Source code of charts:
=====

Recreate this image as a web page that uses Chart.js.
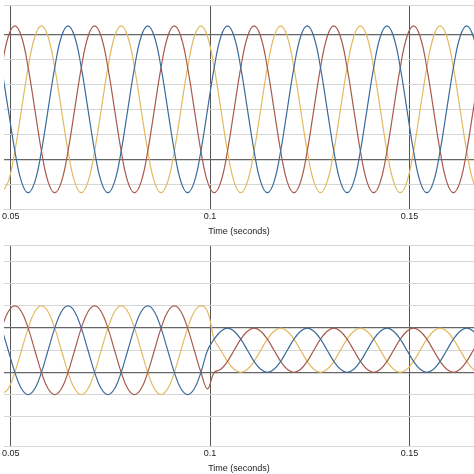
<!DOCTYPE html>
<html>
<head>
<meta charset="utf-8">
<script src="https://cdn.jsdelivr.net/npm/chart.js@4"></script>
<style>
  html, body { margin: 0; padding: 0; background: #fff; }
  .box { position: absolute; left: 0; width: 474px; }
</style>
</head>
<body>
<div class="box" style="top:0;height:237px"><canvas id="chartTop"></canvas></div>
<div class="box" style="top:237px;height:237px"><canvas id="chartBottom"></canvas></div>
<script>
// sample grid: every 1/12 of a 50 Hz cycle
const tStart = 0.0477;
const tStep = 0.0016667;

// top scope: three phases, constant amplitude
const topBlue = [
  .5,0,-.5,-.87,-1,-.87,-.5,0,.5,.87,1,.87,
  .5,0,-.5,-.87,-1,-.87,-.5,0,.5,.87,1,.87,
  .5,0,-.5,-.87,-1,-.87,-.5,0,.5,.87,1,.87,
  .5,0,-.5,-.87,-1,-.87,-.5,0,.5,.87,1,.87,
  .5,0,-.5,-.87,-1,-.87,-.5,0,.5,.87,1,.87,
  .5,0,-.5,-.87,-1,-.87,-.5,0,.5,.87,1,.87, .5
];
const topRed = [
  .5,.87,1,.87,.5,0,-.5,-.87,-1,-.87,-.5,0,
  .5,.87,1,.87,.5,0,-.5,-.87,-1,-.87,-.5,0,
  .5,.87,1,.87,.5,0,-.5,-.87,-1,-.87,-.5,0,
  .5,.87,1,.87,.5,0,-.5,-.87,-1,-.87,-.5,0,
  .5,.87,1,.87,.5,0,-.5,-.87,-1,-.87,-.5,0,
  .5,.87,1,.87,.5,0,-.5,-.87,-1,-.87,-.5,0, .5
];
const topYellow = [
  -1,-.87,-.5,0,.5,.87,1,.87,.5,0,-.5,-.87,
  -1,-.87,-.5,0,.5,.87,1,.87,.5,0,-.5,-.87,
  -1,-.87,-.5,0,.5,.87,1,.87,.5,0,-.5,-.87,
  -1,-.87,-.5,0,.5,.87,1,.87,.5,0,-.5,-.87,
  -1,-.87,-.5,0,.5,.87,1,.87,.5,0,-.5,-.87,
  -1,-.87,-.5,0,.5,.87,1,.87,.5,0,-.5,-.87, -1
];

// bottom scope: amplitude drops at t = 0.1
const botBlue = [
  .5,0,-.5,-.87,-1,-.87,-.5,0,.5,.87,1,.87,
  .5,0,-.5,-.87,-1,-.87,-.5,0,.5,.87,1,.87,
  .5,0,-.5,-.87,-1,-.87,-.5,0,
  .25,.43,
  .5,.43,.25,0,-.25,-.43,-.5,-.43,-.25,0,.25,.43,
  .5,.43,.25,0,-.25,-.43,-.5,-.43,-.25,0,.25,.43,
  .5,.43,.25,0,-.25,-.43,-.5,-.43,-.25,0,.25,.43,
  .5,.43,.25
];
const botRed = [
  .5,.87,1,.87,.5,0,-.5,-.87,-1,-.87,-.5,0,
  .5,.87,1,.87,.5,0,-.5,-.87,-1,-.87,-.5,0,
  .5,.87,1,.87,.5,0,-.5,-.87,
  -.5,-.43,-.25,0,.25,.43,
  .5,.43,.25,0,-.25,-.43,-.5,-.43,-.25,0,.25,.43,
  .5,.43,.25,0,-.25,-.43,-.5,-.43,-.25,0,.25,.43,
  .5,.43,.25,0,-.25,-.43,-.5,-.43,-.25,0,.25
];
const botYellow = [
  -1,-.87,-.5,0,.5,.87,1,.87,.5,0,-.5,-.87,
  -1,-.87,-.5,0,.5,.87,1,.87,.5,0,-.5,-.87,
  -1,-.87,-.5,0,.5,.87,1,.87,
  .25,0,-.25,-.43,-.5,-.43,-.25,0,.25,.43,
  .5,.43,.25,0,-.25,-.43,-.5,-.43,-.25,0,.25,.43,
  .5,.43,.25,0,-.25,-.43,-.5,-.43,-.25,0,.25,.43,
  .5,.43,.25,0,-.25,-.43,-.5
];

const xTicks = [0.05, 0.1, 0.15];
const xTickText = ['0.05', '0.1', '0.15'];
const xTitle = 'Time (seconds)';

const colBlue = '#3c6c9c';
const colRed = '#a85a4c';
const colYellow = '#e2ba62';

function toPoints(vals) {
    return vals.map((v, i) => ({ x: tStart + i * tStep, y: v }));
}

function makeScope(id, series, yMin, yMax, yStep, darkLines, padTop) {
    const ctx = document.getElementById(id).getContext('2d');
    return new Chart(ctx, {
        type: 'line',
        data: {
            datasets: series.map(s => ({
                data: toPoints(s.vals),
                borderColor: s.color,
                borderWidth: 1.2,
                pointRadius: 0,
                tension: 0.4,
                fill: false
            }))
        },
        options: {
            responsive: true,
            maintainAspectRatio: false,
            animation: false,
            layout: { padding: { top: padTop, left: 0, right: 0, bottom: 0 } },
            plugins: { legend: { display: false }, tooltip: { enabled: false } },
            scales: {
                x: {
                    type: 'linear',
                    min: 0.0483,
                    max: 0.1662,
                    afterBuildTicks: axis => { axis.ticks = xTicks.map(v => ({ value: v })); },
                    ticks: {
                        color: '#222',
                        font: { family: 'Liberation Sans', size: 9 },
                        padding: 2,
                        callback: (v) => xTickText[xTicks.indexOf(v)] || ''
                    },
                    grid: { color: '#555', lineWidth: 1, drawTicks: false },
                    border: { display: false },
                    title: {
                        display: true, text: xTitle, color: '#222',
                        font: { family: 'Liberation Sans', size: 9 }, padding: { top: 2, bottom: 0 }
                    }
                },
                y: {
                    min: yMin,
                    max: yMax,
                    ticks: { display: false, stepSize: yStep },
                    grid: {
                        drawTicks: false,
                        color: c => darkLines.some(d => Math.abs(c.tick.value - d) < 1e-6) ? '#666' : '#d6d6d6',
                        lineWidth: c => darkLines.some(d => Math.abs(c.tick.value - d) < 1e-6) ? 1.2 : 1
                    },
                    border: { display: false }
                }
            }
        }
    });
}

makeScope('chartTop', [
    { vals: topBlue, color: colBlue },
    { vals: topRed, color: colRed },
    { vals: topYellow, color: colYellow }
], -1.2, 1.25, 0.3, [0.9, -0.6], 5);

makeScope('chartBottom', [
    { vals: botBlue, color: colBlue },
    { vals: botRed, color: colRed },
    { vals: botYellow, color: colYellow }
], -2.17, 2.375, 0.5, [0.5, -0.5], 8);
</script>
</body>
</html>
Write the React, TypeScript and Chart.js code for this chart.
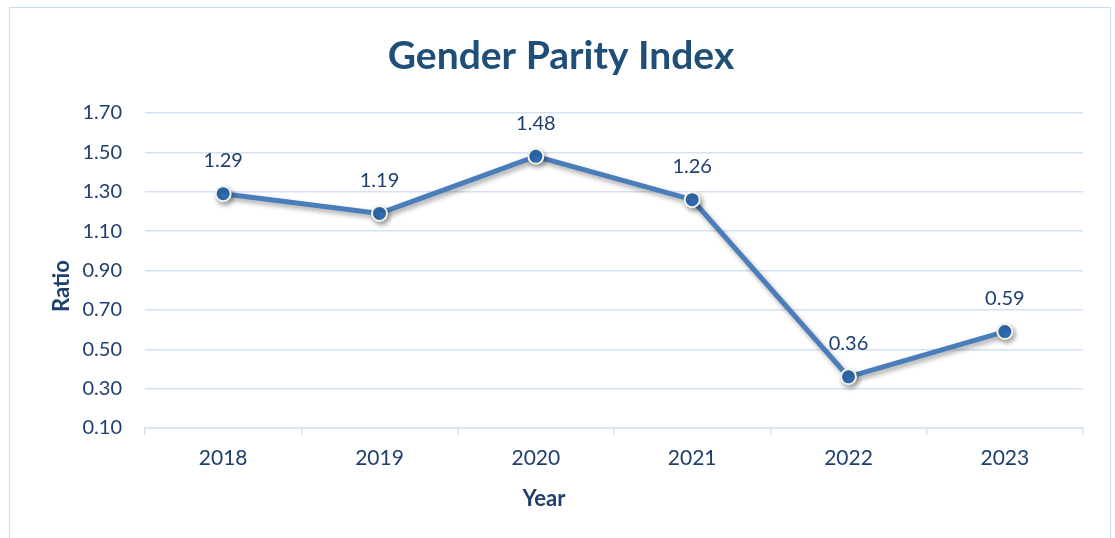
import React, { useEffect, useRef } from "react";
import { Chart, registerables } from "chart.js";

Chart.register(...registerables);

const years = ["2018", "2019", "2020", "2021", "2022", "2023"];
const ratios = [1.29, 1.19, 1.48, 1.26, 0.36, 0.59];
const yMin = 0.1;
const yMax = 1.7;
const yStep = 0.2;
const chartTitle = "Gender Parity Index";
const xTitle = "Year";
const yTitle = "Ratio";

const FONT = "Lato, 'Open Sans', sans-serif";
const TEXT = "#1F3F6E";
const GRID = "#D6E2F3";

export default function App() {
  const ref = useRef<HTMLCanvasElement>(null);
  useEffect(() => {
    const canvas = ref.current!;
    const shadowPlugin = {
      id: "shadow",
      beforeDatasetsDraw(chart: any) {
        const ctx = chart.ctx;
        ctx.save();
        ctx.shadowColor = "rgba(0,0,0,0.35)";
        ctx.shadowBlur = 5;
        ctx.shadowOffsetX = 2;
        ctx.shadowOffsetY = 3;
      },
      afterDatasetsDraw(chart: any) {
        chart.ctx.restore();
      },
    };
    const textPlugin = {
      id: "texts",
      afterDraw(chart: any) {
        const ctx = chart.ctx;
        ctx.save();
        ctx.fillStyle = "#1F4E79";
        ctx.textAlign = "center";
        ctx.textBaseline = "middle";
        ctx.font = `bold 39px ${FONT}`;
        ctx.fillText(chartTitle, 561, 56);
        ctx.fillStyle = TEXT;
        ctx.font = `bold 22px ${FONT}`;
        ctx.fillText(xTitle, 544, 499);
        ctx.save();
        ctx.translate(62, 286);
        ctx.rotate(-Math.PI / 2);
        ctx.fillText(yTitle, 0, 0);
        ctx.restore();
        ctx.font = `20px ${FONT}`;
        const meta = chart.getDatasetMeta(0);
        meta.data.forEach((pt: any, i: number) => {
          ctx.fillText(ratios[i].toFixed(2), pt.x, pt.y - 33);
        });
        ctx.restore();
      },
    };
    const chart = new Chart(canvas, {
      type: "line",
      data: {
        labels: years,
        datasets: [
          {
            data: ratios,
            borderColor: "#4A7EBB",
            borderWidth: 5,
            pointBackgroundColor: "#2F6DB5",
            pointBorderColor: "#F2F2E6",
            pointBorderWidth: 2,
            pointRadius: 7.5,
            tension: 0,
          },
        ],
      },
      options: {
        animation: false,
        responsive: false,
        layout: { padding: { top: 113, right: 32, left: 0, bottom: 0 } },
        plugins: { legend: { display: false }, tooltip: { enabled: false }, title: { display: false } },
        scales: {
          x: {
            offset: true,
            grid: { offset: true, drawOnChartArea: false, drawTicks: true, tickLength: 7, color: GRID, lineWidth: 1.5 },
            border: { display: true, color: GRID, width: 1.5 },
            ticks: { color: TEXT, font: { family: FONT, size: 21 }, padding: 11 },
            afterFit(scale: any) {
              scale.height = 110;
            },
          },
          y: {
            min: yMin,
            max: yMax,
            grid: { color: GRID, lineWidth: 1.5, drawTicks: false },
            border: { display: false },
            ticks: {
              stepSize: yStep,
              color: TEXT,
              font: { family: FONT, size: 20 },
              padding: 23,
              callback: (v: any) => Number(v).toFixed(2),
            },
            afterFit(scale: any) {
              scale.width = 145;
            },
          },
        },
      },
      plugins: [shadowPlugin, textPlugin],
    } as any);
    return () => chart.destroy();
  }, []);
  return (
    <div style={{ position: "fixed", left: 0, top: 0, width: 1115, height: 538, background: "#fff", overflow: "hidden" }}>
      <div
        style={{
          position: "absolute",
          left: 9,
          top: 7,
          width: 1102,
          height: 560,
          border: "1.5px solid #C9D9EE",
          boxSizing: "border-box",
        }}
      />
      <canvas ref={ref} width={1115} height={538} style={{ position: "absolute", left: 0, top: 0 }} />
    </div>
  );
}
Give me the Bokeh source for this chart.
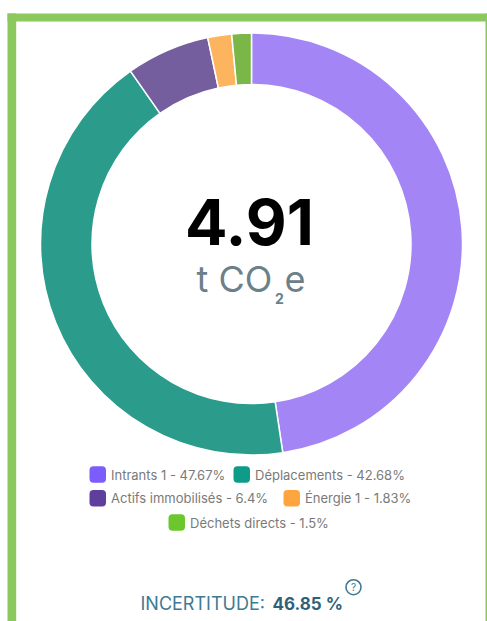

=====

WHAT THE EXERCISE ASKS>
Out of the material above, select every line that holds the string "React".

OUTPUT BELOW>
Write the React, TypeScript and Chart.js code for this chart.
import React, { useEffect, useRef } from "react";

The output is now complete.